>> begin Exercise materials

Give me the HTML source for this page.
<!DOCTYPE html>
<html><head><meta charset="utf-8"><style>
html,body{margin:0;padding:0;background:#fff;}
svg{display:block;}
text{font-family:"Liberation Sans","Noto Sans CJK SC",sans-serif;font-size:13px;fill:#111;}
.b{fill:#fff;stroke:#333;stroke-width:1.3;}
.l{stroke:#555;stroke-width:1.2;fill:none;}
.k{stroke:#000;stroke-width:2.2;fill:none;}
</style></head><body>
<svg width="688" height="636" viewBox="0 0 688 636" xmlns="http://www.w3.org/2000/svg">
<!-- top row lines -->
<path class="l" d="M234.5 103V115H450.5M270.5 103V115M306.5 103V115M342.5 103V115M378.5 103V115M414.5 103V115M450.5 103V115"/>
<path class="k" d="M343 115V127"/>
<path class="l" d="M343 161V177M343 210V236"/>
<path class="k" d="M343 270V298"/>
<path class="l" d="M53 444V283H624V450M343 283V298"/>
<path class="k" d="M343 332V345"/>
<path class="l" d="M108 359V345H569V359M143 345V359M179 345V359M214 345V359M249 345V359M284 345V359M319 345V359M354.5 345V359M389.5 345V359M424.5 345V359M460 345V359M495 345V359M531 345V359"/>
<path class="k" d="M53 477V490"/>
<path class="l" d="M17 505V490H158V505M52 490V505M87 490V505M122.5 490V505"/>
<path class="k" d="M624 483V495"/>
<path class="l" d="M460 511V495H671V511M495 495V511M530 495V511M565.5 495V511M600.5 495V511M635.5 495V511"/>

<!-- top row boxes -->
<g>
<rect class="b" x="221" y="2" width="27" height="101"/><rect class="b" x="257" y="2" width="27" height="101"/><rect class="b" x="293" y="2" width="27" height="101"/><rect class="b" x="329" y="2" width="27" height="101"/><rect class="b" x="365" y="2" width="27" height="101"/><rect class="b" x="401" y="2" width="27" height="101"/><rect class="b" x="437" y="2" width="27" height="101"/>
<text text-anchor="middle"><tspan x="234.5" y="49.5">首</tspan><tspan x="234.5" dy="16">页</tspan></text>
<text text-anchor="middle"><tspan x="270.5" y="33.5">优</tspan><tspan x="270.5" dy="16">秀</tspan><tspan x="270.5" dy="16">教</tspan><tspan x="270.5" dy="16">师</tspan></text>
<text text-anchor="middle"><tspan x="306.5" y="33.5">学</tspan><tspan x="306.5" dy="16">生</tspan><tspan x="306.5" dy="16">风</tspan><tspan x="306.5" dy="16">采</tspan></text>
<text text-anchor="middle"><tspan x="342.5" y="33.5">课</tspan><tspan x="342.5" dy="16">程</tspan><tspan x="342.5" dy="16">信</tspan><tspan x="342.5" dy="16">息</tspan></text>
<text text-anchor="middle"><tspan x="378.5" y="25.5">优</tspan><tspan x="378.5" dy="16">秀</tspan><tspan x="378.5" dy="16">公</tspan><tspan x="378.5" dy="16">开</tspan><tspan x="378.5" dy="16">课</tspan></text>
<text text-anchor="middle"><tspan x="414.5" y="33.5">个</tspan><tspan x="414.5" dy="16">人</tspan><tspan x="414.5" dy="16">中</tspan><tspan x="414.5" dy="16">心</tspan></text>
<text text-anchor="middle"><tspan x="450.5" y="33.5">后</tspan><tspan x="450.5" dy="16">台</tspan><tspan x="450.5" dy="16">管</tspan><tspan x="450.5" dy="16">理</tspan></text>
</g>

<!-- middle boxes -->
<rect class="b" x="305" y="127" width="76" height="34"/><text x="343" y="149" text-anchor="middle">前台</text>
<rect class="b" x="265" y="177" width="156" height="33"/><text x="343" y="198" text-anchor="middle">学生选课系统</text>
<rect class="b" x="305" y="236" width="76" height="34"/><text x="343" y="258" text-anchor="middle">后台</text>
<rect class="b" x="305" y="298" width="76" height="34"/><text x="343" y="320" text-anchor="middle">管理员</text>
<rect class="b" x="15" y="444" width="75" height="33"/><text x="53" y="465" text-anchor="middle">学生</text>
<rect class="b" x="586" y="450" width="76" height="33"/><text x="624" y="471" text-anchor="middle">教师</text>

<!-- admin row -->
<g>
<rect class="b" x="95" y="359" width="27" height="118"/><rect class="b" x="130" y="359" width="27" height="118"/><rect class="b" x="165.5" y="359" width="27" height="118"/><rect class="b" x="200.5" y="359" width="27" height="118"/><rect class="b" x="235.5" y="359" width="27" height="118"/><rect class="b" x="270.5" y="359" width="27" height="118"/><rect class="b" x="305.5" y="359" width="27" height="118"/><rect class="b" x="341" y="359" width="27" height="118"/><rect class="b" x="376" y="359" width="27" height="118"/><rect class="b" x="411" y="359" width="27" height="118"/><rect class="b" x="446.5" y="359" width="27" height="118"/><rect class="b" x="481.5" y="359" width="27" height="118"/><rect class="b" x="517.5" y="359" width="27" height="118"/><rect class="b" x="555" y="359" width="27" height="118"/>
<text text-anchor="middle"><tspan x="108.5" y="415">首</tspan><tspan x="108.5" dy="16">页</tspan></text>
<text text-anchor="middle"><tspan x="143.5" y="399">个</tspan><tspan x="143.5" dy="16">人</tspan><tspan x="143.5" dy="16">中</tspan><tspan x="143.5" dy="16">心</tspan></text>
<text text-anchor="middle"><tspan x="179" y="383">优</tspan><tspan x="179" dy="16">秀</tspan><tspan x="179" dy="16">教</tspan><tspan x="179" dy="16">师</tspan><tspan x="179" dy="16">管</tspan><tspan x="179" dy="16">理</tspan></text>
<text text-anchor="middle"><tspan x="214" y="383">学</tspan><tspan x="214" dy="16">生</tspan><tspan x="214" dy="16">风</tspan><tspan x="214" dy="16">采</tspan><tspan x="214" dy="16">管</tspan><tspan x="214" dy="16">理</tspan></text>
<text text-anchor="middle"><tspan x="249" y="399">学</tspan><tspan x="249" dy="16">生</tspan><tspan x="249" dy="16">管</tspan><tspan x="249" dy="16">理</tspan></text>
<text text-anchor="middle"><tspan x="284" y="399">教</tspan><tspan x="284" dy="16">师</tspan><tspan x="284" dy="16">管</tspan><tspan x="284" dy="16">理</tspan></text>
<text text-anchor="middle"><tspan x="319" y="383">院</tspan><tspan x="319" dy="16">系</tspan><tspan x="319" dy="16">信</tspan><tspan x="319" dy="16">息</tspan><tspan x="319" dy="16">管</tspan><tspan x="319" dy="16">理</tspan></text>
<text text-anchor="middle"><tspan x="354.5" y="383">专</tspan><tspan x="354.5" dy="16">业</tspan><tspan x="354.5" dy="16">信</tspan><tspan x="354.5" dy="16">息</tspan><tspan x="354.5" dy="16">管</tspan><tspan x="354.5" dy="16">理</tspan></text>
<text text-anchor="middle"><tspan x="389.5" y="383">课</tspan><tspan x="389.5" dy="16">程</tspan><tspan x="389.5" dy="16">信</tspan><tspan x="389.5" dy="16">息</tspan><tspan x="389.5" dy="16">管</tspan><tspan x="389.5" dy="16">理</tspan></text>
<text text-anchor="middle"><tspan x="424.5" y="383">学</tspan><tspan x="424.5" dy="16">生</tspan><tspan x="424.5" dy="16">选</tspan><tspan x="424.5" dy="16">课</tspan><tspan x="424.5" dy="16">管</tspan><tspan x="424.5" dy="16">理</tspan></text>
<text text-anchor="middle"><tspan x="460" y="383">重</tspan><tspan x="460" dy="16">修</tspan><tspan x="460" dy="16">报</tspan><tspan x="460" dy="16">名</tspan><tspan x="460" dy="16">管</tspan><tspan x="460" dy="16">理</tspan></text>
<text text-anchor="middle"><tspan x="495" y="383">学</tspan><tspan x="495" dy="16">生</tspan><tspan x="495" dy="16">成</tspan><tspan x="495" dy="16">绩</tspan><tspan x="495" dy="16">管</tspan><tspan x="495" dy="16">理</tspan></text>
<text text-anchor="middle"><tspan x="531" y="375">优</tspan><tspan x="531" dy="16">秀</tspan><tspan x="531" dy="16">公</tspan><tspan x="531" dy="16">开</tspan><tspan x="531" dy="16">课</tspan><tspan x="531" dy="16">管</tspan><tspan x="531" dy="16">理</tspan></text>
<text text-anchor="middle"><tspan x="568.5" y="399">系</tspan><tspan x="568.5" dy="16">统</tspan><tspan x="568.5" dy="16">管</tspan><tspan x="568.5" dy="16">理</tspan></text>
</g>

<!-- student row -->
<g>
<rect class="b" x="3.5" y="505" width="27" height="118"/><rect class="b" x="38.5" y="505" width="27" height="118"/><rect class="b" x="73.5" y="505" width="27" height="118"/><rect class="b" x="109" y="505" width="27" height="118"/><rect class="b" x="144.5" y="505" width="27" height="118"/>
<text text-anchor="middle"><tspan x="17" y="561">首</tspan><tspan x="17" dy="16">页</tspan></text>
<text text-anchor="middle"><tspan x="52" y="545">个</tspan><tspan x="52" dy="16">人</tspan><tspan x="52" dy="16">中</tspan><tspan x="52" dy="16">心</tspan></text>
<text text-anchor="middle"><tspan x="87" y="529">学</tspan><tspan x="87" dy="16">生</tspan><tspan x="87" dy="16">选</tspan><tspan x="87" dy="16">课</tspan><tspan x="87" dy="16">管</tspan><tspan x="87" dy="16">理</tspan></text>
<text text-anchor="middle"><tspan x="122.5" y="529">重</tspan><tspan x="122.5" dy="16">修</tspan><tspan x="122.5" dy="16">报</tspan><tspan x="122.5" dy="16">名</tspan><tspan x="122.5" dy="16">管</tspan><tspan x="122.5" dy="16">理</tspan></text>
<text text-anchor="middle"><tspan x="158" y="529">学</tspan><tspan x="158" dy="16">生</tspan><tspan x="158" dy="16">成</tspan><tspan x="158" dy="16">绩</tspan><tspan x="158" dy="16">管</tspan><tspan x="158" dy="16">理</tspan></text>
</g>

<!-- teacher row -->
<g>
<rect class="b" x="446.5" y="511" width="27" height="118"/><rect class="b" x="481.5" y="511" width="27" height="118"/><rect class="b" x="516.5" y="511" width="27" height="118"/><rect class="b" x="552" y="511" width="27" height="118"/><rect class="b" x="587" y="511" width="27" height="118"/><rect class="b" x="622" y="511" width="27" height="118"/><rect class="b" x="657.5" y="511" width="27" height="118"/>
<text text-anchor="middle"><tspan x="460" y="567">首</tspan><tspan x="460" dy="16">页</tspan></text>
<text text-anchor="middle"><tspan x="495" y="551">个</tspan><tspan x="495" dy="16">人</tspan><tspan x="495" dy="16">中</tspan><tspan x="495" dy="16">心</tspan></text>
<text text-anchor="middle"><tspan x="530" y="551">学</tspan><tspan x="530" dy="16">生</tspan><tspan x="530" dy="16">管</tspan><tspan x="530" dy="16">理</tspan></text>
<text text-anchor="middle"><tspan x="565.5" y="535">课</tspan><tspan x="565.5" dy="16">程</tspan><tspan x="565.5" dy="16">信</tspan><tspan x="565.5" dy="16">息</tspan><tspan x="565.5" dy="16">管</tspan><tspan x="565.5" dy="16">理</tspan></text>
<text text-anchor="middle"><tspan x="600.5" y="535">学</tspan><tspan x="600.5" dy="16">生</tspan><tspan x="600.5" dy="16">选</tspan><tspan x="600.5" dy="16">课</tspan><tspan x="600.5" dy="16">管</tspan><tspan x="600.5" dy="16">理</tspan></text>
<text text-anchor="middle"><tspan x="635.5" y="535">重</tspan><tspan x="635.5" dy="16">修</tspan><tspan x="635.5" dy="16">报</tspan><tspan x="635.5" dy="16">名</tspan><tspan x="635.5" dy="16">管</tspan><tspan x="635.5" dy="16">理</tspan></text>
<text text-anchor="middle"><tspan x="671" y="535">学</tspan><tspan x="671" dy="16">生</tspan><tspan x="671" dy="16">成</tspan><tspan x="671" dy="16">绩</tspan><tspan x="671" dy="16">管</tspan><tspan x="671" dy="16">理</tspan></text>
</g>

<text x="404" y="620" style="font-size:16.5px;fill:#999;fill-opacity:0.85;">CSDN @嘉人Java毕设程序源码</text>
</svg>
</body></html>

>> end Exercise materials
>> begin Exercise materials

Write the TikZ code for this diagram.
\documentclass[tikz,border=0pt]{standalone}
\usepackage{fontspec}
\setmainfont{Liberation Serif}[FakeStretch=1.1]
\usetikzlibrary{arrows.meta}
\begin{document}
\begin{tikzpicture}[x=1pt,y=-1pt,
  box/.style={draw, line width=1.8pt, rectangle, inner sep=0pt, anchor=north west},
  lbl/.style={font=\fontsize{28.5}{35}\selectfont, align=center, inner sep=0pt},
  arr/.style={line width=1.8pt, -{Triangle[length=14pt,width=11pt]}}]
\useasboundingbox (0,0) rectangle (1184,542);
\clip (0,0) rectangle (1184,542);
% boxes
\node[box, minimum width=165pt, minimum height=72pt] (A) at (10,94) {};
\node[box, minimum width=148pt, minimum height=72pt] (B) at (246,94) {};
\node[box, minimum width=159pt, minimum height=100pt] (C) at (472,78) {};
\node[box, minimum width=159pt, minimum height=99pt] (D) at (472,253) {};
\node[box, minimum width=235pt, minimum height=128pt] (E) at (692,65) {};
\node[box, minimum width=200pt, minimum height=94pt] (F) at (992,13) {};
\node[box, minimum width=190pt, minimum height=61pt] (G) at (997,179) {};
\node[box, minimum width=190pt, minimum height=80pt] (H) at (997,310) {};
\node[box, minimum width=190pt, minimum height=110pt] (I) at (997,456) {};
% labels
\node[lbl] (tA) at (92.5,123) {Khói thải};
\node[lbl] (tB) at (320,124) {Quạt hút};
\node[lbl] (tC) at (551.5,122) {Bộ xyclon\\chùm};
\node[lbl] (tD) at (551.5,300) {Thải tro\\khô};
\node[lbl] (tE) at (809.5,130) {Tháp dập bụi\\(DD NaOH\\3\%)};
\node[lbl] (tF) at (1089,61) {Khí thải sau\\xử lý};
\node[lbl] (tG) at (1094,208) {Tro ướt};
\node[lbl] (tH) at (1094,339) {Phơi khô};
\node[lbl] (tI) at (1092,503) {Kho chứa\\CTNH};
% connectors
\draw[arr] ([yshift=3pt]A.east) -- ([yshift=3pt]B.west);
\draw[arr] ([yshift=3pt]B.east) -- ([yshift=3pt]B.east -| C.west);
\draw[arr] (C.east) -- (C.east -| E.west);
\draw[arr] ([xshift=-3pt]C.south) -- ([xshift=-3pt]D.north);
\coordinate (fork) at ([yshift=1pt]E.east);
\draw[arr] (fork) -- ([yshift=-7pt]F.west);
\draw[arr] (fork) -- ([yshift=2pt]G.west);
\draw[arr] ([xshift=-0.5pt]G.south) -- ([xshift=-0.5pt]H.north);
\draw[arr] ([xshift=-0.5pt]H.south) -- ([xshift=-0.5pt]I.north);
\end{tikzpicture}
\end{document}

>> end Exercise materials

_Objective:_
Retype, in the same exact form, the lines of the material above from the line holding "Give me the HTML source for this page." through the line holding "511V495H671V511M495 495V511M530 495V511M565.5".

_Solution to this task:_
Give me the HTML source for this page.
<!DOCTYPE html>
<html><head><meta charset="utf-8"><style>
html,body{margin:0;padding:0;background:#fff;}
svg{display:block;}
text{font-family:"Liberation Sans","Noto Sans CJK SC",sans-serif;font-size:13px;fill:#111;}
.b{fill:#fff;stroke:#333;stroke-width:1.3;}
.l{stroke:#555;stroke-width:1.2;fill:none;}
.k{stroke:#000;stroke-width:2.2;fill:none;}
</style></head><body>
<svg width="688" height="636" viewBox="0 0 688 636" xmlns="http://www.w3.org/2000/svg">
<!-- top row lines -->
<path class="l" d="M234.5 103V115H450.5M270.5 103V115M306.5 103V115M342.5 103V115M378.5 103V115M414.5 103V115M450.5 103V115"/>
<path class="k" d="M343 115V127"/>
<path class="l" d="M343 161V177M343 210V236"/>
<path class="k" d="M343 270V298"/>
<path class="l" d="M53 444V283H624V450M343 283V298"/>
<path class="k" d="M343 332V345"/>
<path class="l" d="M108 359V345H569V359M143 345V359M179 345V359M214 345V359M249 345V359M284 345V359M319 345V359M354.5 345V359M389.5 345V359M424.5 345V359M460 345V359M495 345V359M531 345V359"/>
<path class="k" d="M53 477V490"/>
<path class="l" d="M17 505V490H158V505M52 490V505M87 490V505M122.5 490V505"/>
<path class="k" d="M624 483V495"/>
<path class="l" d="M460 511V495H671V511M495 495V511M530 495V511M565.5 495V511M600.5 495V511M635.5 495V511"/>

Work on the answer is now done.